In striving to find fulfillment and time at work, home, studies and church all at once has never been easy for me. In the natural, its almost impossible for me to strike a “balance”, as almost all of them demanded excellence and there are some days I could almost feel like giving my best could never be giving my all, but what’s left of me. But through it all, at hindsight I’m glad that God, against all odds sustained me not just by results; but through a process that has amazed me.

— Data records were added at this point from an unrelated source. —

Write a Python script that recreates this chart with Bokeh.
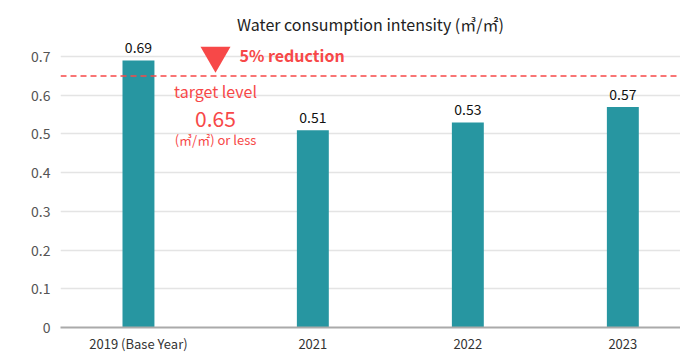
from bokeh.plotting import figure
from bokeh.models import Range1d, FixedTicker, Span, Label, ColumnDataSource
from bokeh.core.properties import value
from bokeh.embed import file_html
from bokeh.resources import INLINE

# ---- data ----
categories = ["2019 (Base Year)", "2021", "2022", "2023"]
intensity = [0.69, 0.51, 0.53, 0.57]
value_labels = ["0.69", "0.51", "0.53", "0.57"]
target_value = 0.65
y_ticks = [0, 0.1, 0.2, 0.3, 0.4, 0.5, 0.6, 0.7]
y_tick_labels = ["0", "0.1", "0.2", "0.3", "0.4", "0.5", "0.6", "0.7"]
title_text = "Water consumption intensity (㎥/㎡)"

FONT = "Noto Sans CJK JP"
TEAL = "#2796a1"
RED = "#f74848"

# base year separated by a small extra gap
gap = 0.125
xs = [i + (gap if i > 0 else 0) for i in range(len(categories))]

p = figure(width=680, height=360, output_backend="svg", toolbar_location=None,
           x_range=Range1d(-0.503, 3.497), y_range=Range1d(0, 0.7416),
           min_border_left=60, min_border_right=0, min_border_top=40,
           min_border_bottom=33)

p.title.text = title_text
p.title.align = "center"
p.title.text_font = FONT
p.title.text_font_size = "16px"
p.title.text_font_style = "normal"
p.title.text_color = "#222222"

src = ColumnDataSource(dict(x=xs, top=intensity, lab=value_labels))
p.vbar(x="x", top="top", width=0.206, source=src, fill_color=TEAL, line_color=None)
p.text(x="x", y="top", text="lab", source=src, text_align="center",
       text_baseline="bottom", y_offset=-7, text_font=value(FONT),
       text_font_size="14px", text_color="#111111")

# target line
p.add_layout(Span(location=target_value, dimension="width", line_color=RED,
                  line_dash="6 4", line_width=1.5))

# annotation
ann_x = 0.497
p.scatter(x=[ann_x], y=[0.703], marker="inverted_triangle", size=30,
          fill_color=RED, line_color=None)
p.add_layout(Label(x=ann_x, y=0.703, text="5% reduction", x_offset=24,
                   text_baseline="middle", text_align="left", text_font=FONT,
                   text_font_size="16px", text_font_style="bold", text_color=RED))
p.add_layout(Label(x=ann_x, y=0.612, text="target level", text_baseline="middle",
                   text_align="center", text_font=FONT, text_font_size="16px",
                   text_color=RED))
p.add_layout(Label(x=ann_x, y=0.540, text="0.65", text_baseline="middle",
                   text_align="center", text_font=FONT, text_font_size="21px",
                   text_color=RED))
p.add_layout(Label(x=ann_x, y=0.486, text="(㎥/㎡) or less", text_baseline="middle",
                   text_align="center", text_font=FONT, text_font_size="13px",
                   text_color=RED))

# axes
p.xaxis.ticker = FixedTicker(ticks=xs)
p.xaxis.major_label_overrides = {x: c for x, c in zip(xs, categories)}
p.xaxis.major_tick_line_color = None
p.xaxis.major_tick_out = 0
p.xaxis.major_tick_in = 0
p.xaxis.minor_tick_line_color = None
p.xaxis.axis_line_color = "#aaaaaa"
p.xaxis.axis_line_width = 2
p.xaxis.major_label_text_font = FONT
p.xaxis.major_label_text_font_size = "13px"
p.xaxis.major_label_text_color = "#333333"
p.xaxis.major_label_standoff = 6

p.yaxis.ticker = FixedTicker(ticks=y_ticks)
p.yaxis.major_label_overrides = {t: l for t, l in zip(y_ticks, y_tick_labels)}
p.yaxis.axis_line_color = None
p.yaxis.major_tick_line_color = None
p.yaxis.major_tick_out = 0
p.yaxis.major_tick_in = 0
p.yaxis.minor_tick_line_color = None
p.yaxis.major_label_text_font = FONT
p.yaxis.major_label_text_font_size = "14px"
p.yaxis.major_label_text_color = "#555555"
p.yaxis.major_label_standoff = 10

p.xgrid.visible = False
p.ygrid.ticker = FixedTicker(ticks=y_ticks)
p.ygrid.grid_line_color = "#e4e4e4"
p.ygrid.grid_line_width = 1.5
p.outline_line_color = None

open("out.html", "w").write(file_html(p, INLINE))
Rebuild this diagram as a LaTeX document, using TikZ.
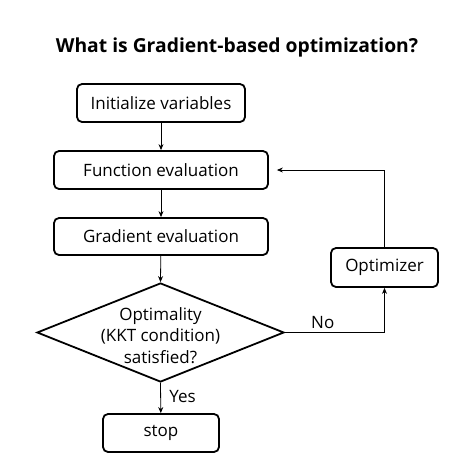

I had 2 submissions, one due on August and one at December; both were given a year to complete and due to administrative hiccups over the university’s side, I had only 3 months to complete the August submission. Work never shrink any less (in fact it increased so dramatically that my coursemates who happen to be my colleagues as well, took months of unpaid leave just to complete the work); and God challenged me not to “pre-plan” ministry breaks for the sake of increasing hours for my studies. It was indescribably challenging. But the process of going though it, was amazing. I never had sleepless nights. God’s peace guarded me, and every hour and minute spent in front of the screen trying to complete my work was blessed. I knew it could never be me. The whole process itself took my eyes off my eagerness to demand results from God (although it still mattered quite abit and I could still get anxious about it), and that brought me through till submission. 3 weeks later I got my results. All glory to God, I received a distinction for this module!
There's one more to go. I am sure that in natural; every good work calls for diligence and wisdom. But I believe that above it all, it's faith that's going to once again, take me though the idealess days, the tough nights, the I'm not good enough moments and the impossible times; only because His power is made perfect in our weakness!